Re: Genitives NPs as Relative Clauses
From: | Christophe Grandsire <christophe.grandsire@...> |
Date: | Thursday, November 15, 2001, 9:16 |
En réponse à Keith Gaughan <kmgaughan@...>:
>
> Ok, here's my question. I've been thinking of adapting this idiom for
> use in
> Erëtas but I have doubts as to its scalability. Are there any other
> languages
> that use similar constructions. Just for reference's sake, here's how I
> intend
> on representing direct and indirect relative clauses:
>
> Direct relative clause (`that I see'):
> ...of my seeing...
>
> Indirect relative clauses (`that sees me'):
> ...with my seeing...
>
> Thoughts? Could it work well?
>
Well, there are languages that use nominalisation of verbs to make relative
subclauses (Finnish - though it also has relative subclauses with finite verb
forms and relative pronouns -, Quetchua and Turkish are examples of that).

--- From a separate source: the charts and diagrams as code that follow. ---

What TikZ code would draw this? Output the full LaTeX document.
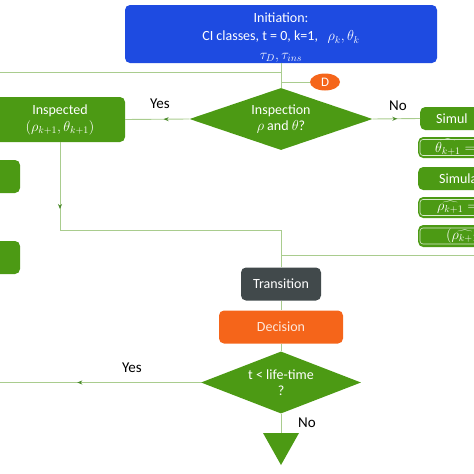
\documentclass[tikz,border=0pt]{standalone}
\usepackage{fontspec}
\setmainfont{Carlito}
\usetikzlibrary{shapes.geometric,arrows.meta,decorations.markings}
\definecolor{cblue}{HTML}{1E4BE1}
\definecolor{cgreen}{HTML}{4C9A14}
\definecolor{corange}{HTML}{F5651A}
\definecolor{cgray}{HTML}{41494B}
\definecolor{cline}{HTML}{A9CC8E}
\definecolor{carrow}{HTML}{4A8A2A}
\tikzset{
  box/.style={rectangle, rounded corners=5pt, inner sep=0pt, text=white, font=\fontsize{14}{19}\selectfont, align=center},
  gbox/.style={box, fill=cgreen},
  rbox/.style={gbox, anchor=west, align=left, font=\fontsize{14}{16}\selectfont},
  dia/.style={diamond, fill=cgreen, inner sep=0pt, text=white, font=\fontsize{14}{16.5}\selectfont, align=center},
  conn/.style={draw=cline, line width=0.9pt},
  lbl/.style={font=\fontsize{15}{17}\selectfont, text=black},
  midarr/.style={postaction={decorate}, decoration={markings, mark=at position #1 with {\arrow[carrow]{Stealth[length=5pt,width=4pt]}}}},
  inset/.style={draw=white!80!cgreen, line width=0.6pt, rounded corners=3pt}
}
\begin{document}
\begin{tikzpicture}[x=1pt,y=-1pt]
\useasboundingbox (0,0) rectangle (474,474);
\clip (0,0) rectangle (474,474);

% nodes
\node[box, fill=cblue, minimum width=312, minimum height=58] (init) at (281,34) {};
\node[box, font=\fontsize{14}{18.5}\selectfont] (initt) at (281,37.5)
  {Initiation:\\CI classes, t = 0, k=1, \ \ $\rho_k,\theta_k$\\$\tau_D,\tau_{ins}$};
\node[ellipse, fill=corange, minimum width=30, minimum height=17, inner sep=0pt, text=white, font=\fontsize{13}{15}\selectfont] (D) at (325,82) {D};
\node[dia, minimum width=183, minimum height=62, aspect=2.95] (insp) at (281,119) {Inspection\\$\rho$ and $\theta$?};
\node[gbox, minimum width=130, minimum height=45] (ins) at (60,119.5) {\raisebox{-2pt}{Inspected}\\$(\rho_{k+1},\theta_{k+1})$};
\node[gbox, minimum width=40, minimum height=33] (l1) at (0,176.5) {};
\node[gbox, minimum width=40, minimum height=33] (l2) at (0,257.5) {};

% right boxes (cut off)
\node[rbox, minimum width=70, minimum height=23, text width=62] (r1) at (420,118.5) {\hspace*{12pt}Simul};
\node[rbox, minimum width=72, minimum height=21, text width=64] (r2) at (418,147.5) {\hspace*{13pt}$\widehat{\theta_{k+1}}=$};
\draw[inset] (420,139.5) rectangle (500,155.5);
\node[rbox, minimum width=72, minimum height=23, text width=64] (r3) at (418,178.5) {\hspace*{17pt}Simula};
\node[rbox, minimum width=72, minimum height=21, text width=64] (r4) at (418,207.5) {\hspace*{15pt}$\widehat{\rho_{k+1}}=$};
\draw[inset] (420,199.5) rectangle (500,215.5);
\node[rbox, minimum width=72, minimum height=22, text width=64] (r5) at (418,236) {\hspace*{24pt}$(\widehat{\rho_{k+1}}$};
\draw[inset] (420,228) rectangle (500,244);

\node[box, fill=cgray, minimum width=80, minimum height=33] (trans) at (281,284) {Transition};
\node[box, fill=corange, minimum width=124, minimum height=33, text=white!85!corange] (dec) at (281,327) {Decision};
\node[dia, minimum width=160, minimum height=62, aspect=2.58] (life) at (281,382.5) {t < life-time\\?};

\coordinate (tl) at (263,433);
\coordinate (tr) at (299,433);
\coordinate (tb) at (281,465);
\coordinate (tt) at (281,433);
\fill[cgreen] (tl) -- (tr) -- (tb) -- cycle;

% coordinates for edges
\coordinate (j1) at (281,72);
\coordinate (j1l) at (0,72);
\coordinate (jd) at (281,82);
\coordinate (c1) at (60,209);
\coordinate (c2) at (60,230);
\coordinate (c3) at (281,230);
\coordinate (rr) at (474,255);
\coordinate (rj) at (281,255);
\coordinate (ll) at (0,382.5);

% connectors
\draw[conn] (init.south) -- (insp.north);
\draw[conn] (j1) -- (j1l);
\draw[conn] (jd) -- (D.west);
\draw[conn, midarr=0.4] (insp.west) -- (ins.east);
\draw[conn, midarr=0.52] (insp.east) -- (r1.west);
\draw[conn, midarr=1] (ins.south) -- (c1);
\draw[conn] (c1) -- (c2) -- (c3) -- (trans.north);
\draw[conn] (rr) -- (rj);
\draw[conn] (trans.south) -- (dec.north);
\draw[conn] (dec.south) -- (life.north);
\draw[conn, midarr=0.615] (life.west) -- (ll);
\draw[conn] (life.south) -- (tt);

% labels
\node[lbl] (yes1) at (160,104) {Yes};
\node[lbl] (no1) at (398,106) {No};
\node[lbl] (yes2) at (132,368) {Yes};
\node[lbl] (no2) at (307,423) {No};
\end{tikzpicture}
\end{document}
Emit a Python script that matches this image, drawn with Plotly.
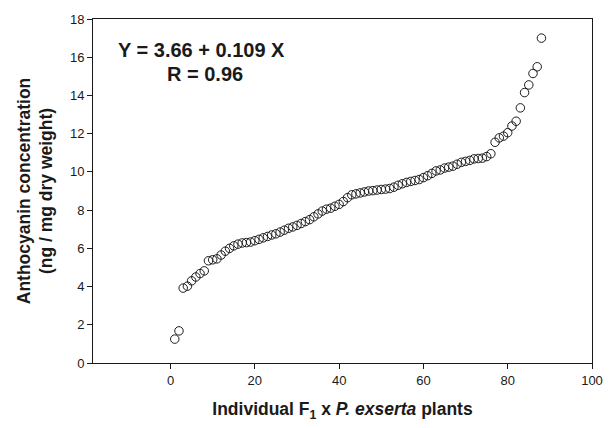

Finish can even use nominalisation for completive subclauses. So it's
absolutely not unnatural. The only problem you could have if using a genitive
structure is the orientation (subjective or objective) of the genitive. English
(like Modern French) has only subjective genitive: "my fear" is equivalent
to "I am afraid", "I fear" or "the fear that I experience", never to "somebody
is afraid of me", "the fear that somebody feels towards me". In Middle French,
possessives could also have an objective meaning (the second one I showed you),
but it was mostly restricted in poetry (I know a few examples in theater plays
in verse). I don't know if English ever allowed such a construction. The
problem is the ambiguity that it creates: will "my seeing" mean "I see",
or "(someone) sees me"? Your idea seems to make sense (at least as for the use
of the preposition "of" or "with". E.g. in Latin, the ablative - instrumental
in languages that have it - is used for such construction: vir magno animo: the
man WHO HAS a great soul - more often transformed into an adjective: vir
magnanimus -), but I'm a little concerned about the use of the possessive
adjectives to mark subject or object of the verb of the relative clause. How
will you translate a sentence like "to whom I give it", where both subject and
object are present as pronouns?
In my Azak, I solved this problem by having two different genitive cases: a
genitive subjective and a genitive objective (in fact, they are genitive
ergative and genitive absolutive, since Azak is an ergative language), and thus
two different sets of possessive adjectives.
But it's only an idea. Maybe you want to keep the ambiguity, or use other
constructions.
Christophe.
http://rainbow.conlang.free.fr
Take your life as a movie: do not let anybody else play the leading role.